Score:0

High CPU usage by ksoftirqd

sa flag

We use GCP for running Kubernetes and for communication with our services in different locations using VM masquerading by iptables. The first time we faced an issue with performance when we use only one CPU for masquerading. We fixed it enabling SMP and allowing to use of more than one core, but after it, we faced another issue, after some time ksoftirqd utilize all available cores and VM become unresponsible.

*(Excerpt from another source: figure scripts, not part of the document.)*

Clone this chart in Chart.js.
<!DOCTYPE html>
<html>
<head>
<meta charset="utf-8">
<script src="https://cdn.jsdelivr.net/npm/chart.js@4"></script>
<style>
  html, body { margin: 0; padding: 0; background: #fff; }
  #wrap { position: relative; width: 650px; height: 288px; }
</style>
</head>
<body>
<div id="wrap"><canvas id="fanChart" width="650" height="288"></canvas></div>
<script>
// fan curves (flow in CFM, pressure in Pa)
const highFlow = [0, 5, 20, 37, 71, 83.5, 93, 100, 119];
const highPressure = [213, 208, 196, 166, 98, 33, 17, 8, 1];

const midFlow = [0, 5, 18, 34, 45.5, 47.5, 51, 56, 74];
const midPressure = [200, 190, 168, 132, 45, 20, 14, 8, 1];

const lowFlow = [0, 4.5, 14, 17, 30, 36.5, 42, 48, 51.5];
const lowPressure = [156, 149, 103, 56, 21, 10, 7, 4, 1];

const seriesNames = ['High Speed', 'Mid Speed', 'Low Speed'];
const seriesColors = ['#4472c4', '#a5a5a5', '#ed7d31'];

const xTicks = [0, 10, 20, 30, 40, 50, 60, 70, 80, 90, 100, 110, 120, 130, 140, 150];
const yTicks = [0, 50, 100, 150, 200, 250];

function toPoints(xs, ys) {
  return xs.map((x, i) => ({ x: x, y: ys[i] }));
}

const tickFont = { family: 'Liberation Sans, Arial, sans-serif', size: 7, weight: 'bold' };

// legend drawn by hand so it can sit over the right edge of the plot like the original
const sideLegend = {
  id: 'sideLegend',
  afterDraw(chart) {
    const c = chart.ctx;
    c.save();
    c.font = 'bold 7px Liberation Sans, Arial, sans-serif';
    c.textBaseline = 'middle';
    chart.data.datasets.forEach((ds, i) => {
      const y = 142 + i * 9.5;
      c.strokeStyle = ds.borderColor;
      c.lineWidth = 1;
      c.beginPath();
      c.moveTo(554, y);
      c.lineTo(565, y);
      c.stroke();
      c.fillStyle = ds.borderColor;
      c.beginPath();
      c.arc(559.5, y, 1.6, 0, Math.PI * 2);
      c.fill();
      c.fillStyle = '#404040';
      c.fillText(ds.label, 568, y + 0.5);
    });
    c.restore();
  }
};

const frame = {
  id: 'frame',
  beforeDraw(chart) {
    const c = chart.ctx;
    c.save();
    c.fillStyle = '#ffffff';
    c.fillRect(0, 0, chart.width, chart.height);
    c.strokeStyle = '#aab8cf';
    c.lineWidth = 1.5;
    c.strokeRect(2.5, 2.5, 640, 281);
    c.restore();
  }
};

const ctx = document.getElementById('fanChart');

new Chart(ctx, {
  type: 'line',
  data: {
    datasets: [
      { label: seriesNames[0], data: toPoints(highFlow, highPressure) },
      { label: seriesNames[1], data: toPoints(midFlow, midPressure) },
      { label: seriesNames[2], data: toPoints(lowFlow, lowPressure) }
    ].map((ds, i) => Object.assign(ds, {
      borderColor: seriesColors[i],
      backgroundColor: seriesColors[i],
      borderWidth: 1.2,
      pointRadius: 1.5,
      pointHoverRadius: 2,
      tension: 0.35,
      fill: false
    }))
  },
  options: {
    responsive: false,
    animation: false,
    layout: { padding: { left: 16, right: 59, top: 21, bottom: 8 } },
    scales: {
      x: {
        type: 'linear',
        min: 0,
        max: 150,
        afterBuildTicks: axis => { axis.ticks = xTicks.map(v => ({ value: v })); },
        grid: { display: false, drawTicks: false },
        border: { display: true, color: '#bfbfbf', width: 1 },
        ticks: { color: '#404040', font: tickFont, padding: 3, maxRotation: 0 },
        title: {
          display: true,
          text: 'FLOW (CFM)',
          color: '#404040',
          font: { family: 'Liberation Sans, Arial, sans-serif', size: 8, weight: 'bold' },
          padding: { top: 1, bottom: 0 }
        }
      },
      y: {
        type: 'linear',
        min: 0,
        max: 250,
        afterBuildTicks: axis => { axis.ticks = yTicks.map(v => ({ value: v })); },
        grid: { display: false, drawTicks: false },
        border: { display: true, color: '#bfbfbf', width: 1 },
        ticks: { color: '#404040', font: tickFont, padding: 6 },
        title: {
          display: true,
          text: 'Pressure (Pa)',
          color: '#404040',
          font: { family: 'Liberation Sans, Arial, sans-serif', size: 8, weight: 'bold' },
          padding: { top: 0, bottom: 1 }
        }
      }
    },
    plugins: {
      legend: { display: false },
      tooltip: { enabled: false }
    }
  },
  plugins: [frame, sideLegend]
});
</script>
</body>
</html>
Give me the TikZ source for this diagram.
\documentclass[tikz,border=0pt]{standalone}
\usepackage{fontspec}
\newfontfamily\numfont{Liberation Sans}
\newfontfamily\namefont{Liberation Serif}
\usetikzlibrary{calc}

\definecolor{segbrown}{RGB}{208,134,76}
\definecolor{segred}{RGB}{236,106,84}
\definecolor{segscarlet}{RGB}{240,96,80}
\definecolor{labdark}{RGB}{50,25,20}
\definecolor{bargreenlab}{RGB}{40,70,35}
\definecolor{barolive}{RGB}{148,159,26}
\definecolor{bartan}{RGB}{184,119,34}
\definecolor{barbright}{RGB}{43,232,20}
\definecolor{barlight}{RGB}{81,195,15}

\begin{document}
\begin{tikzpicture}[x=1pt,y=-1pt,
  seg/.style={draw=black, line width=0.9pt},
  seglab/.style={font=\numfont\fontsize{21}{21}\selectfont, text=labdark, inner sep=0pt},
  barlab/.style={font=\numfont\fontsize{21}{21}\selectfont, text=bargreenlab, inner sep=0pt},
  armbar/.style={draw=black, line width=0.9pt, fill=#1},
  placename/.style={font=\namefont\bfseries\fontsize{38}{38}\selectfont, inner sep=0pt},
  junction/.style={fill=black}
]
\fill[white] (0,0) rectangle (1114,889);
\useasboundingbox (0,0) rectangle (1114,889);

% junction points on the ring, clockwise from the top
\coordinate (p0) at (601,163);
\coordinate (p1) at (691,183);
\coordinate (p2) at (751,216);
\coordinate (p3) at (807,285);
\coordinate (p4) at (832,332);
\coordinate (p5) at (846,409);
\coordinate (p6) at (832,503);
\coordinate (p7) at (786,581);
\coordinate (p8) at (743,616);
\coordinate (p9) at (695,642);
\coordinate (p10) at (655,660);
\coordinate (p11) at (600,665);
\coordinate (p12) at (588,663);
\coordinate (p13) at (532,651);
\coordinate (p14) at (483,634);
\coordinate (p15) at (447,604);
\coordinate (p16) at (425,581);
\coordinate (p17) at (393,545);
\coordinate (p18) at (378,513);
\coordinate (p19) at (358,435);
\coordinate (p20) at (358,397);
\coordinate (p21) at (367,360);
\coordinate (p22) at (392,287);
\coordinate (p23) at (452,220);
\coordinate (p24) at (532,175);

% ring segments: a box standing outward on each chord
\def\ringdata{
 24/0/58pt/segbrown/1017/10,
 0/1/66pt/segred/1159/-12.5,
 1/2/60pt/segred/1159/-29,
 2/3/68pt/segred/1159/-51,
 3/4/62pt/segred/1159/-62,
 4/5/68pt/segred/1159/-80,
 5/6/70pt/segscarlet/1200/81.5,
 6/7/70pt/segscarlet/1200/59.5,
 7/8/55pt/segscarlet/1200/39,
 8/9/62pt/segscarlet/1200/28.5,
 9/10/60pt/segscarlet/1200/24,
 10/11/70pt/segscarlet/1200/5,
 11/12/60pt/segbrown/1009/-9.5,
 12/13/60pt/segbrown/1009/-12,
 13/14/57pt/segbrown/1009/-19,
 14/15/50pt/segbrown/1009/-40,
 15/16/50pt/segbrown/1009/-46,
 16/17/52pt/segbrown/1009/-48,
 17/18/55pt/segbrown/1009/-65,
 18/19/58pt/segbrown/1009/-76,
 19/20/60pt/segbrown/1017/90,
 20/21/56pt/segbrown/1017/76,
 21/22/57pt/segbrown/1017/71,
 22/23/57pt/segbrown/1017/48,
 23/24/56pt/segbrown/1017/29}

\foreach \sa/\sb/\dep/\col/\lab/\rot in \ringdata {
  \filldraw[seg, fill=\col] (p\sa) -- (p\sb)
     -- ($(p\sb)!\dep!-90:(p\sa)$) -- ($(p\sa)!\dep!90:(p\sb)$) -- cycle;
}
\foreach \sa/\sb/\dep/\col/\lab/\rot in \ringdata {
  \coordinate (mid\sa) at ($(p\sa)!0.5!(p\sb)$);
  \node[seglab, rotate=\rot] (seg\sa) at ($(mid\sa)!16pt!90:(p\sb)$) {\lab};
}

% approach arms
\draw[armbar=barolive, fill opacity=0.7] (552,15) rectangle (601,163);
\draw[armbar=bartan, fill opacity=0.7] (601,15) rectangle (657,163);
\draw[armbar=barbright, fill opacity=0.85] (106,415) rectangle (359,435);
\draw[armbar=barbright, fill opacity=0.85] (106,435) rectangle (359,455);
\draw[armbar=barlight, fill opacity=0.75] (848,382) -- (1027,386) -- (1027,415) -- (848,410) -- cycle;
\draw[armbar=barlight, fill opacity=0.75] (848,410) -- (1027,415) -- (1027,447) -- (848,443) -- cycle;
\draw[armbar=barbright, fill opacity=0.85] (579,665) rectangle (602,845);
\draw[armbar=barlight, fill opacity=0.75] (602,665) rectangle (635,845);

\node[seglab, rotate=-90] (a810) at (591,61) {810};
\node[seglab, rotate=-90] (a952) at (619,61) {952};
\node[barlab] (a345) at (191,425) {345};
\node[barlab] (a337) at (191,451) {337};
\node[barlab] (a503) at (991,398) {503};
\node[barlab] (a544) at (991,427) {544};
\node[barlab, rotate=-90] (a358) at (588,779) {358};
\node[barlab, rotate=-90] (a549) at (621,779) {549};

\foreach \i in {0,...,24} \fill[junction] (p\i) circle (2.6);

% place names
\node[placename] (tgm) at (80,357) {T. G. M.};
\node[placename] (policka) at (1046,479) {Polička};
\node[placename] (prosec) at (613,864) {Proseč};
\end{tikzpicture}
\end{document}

It's look like this, but for all cores. Screenshot from top

Kernel version: Linux gke-masq-sap-v2-group-n1vj 3.10.0-1160.76.1.el7.x86_64 #1 SMP Wed Aug 10 16:21:17 UTC 2022 x86_64 x86_64 x86_64 GNU/Linux

I couldn't find any related issues in bugtracker. So now we fix issue by restarting this VM.

paladin avatar
id flag
It could be a CPU related hardware bug. Try to update the hypervisor, by updating, BIOS/UEFI, CPU microcode, kernel -- also do the same on the VM. Another possible explanation would be that you iptables creates an IP package forwarding loop. So carefully check your iptable rules until you have 100% totally understand what they are doing. Another explanation could be hardware limitation. When using multiple nodes, make sure that those nodes have a close physical connection to each other. Also check your network equipment, as this also could be a bottle neck.
Alexander Tolkachev avatar
sa flag
@paladin how I can check IP package forwarding loop? May be I could use tcpdump to find pachage in the loop?
paladin avatar
id flag
Use wireshark/tshark instead of tcpdump, it's a more comfortable tool with a lot of analyze functions. For that you would need to record the entire network traffic of your VM. I recommend to attach a dedicated virtual disk to your VM and record all traffic onto that disk. Recording all network traffic generates a lot of data. Analzying such big data needs computer with a lot of RAM. So before analzying the pure network data, I strongly recommend to analyze all current iptable rules. It might just be a singular TCP package which ping-pongs between 2 network-interfaces and reproduces itself.
paladin avatar
id flag
PS You record with tshark on your server and analzye with wireshark on a powerfull workstation (32GiB RAM and a lot of free SSD-disk space recommend). The recorded file can easily become very large. I once analyzed a 100GiB file on a machine with 16GiB RAM, it took around 30 minutes to load the file into wireshark.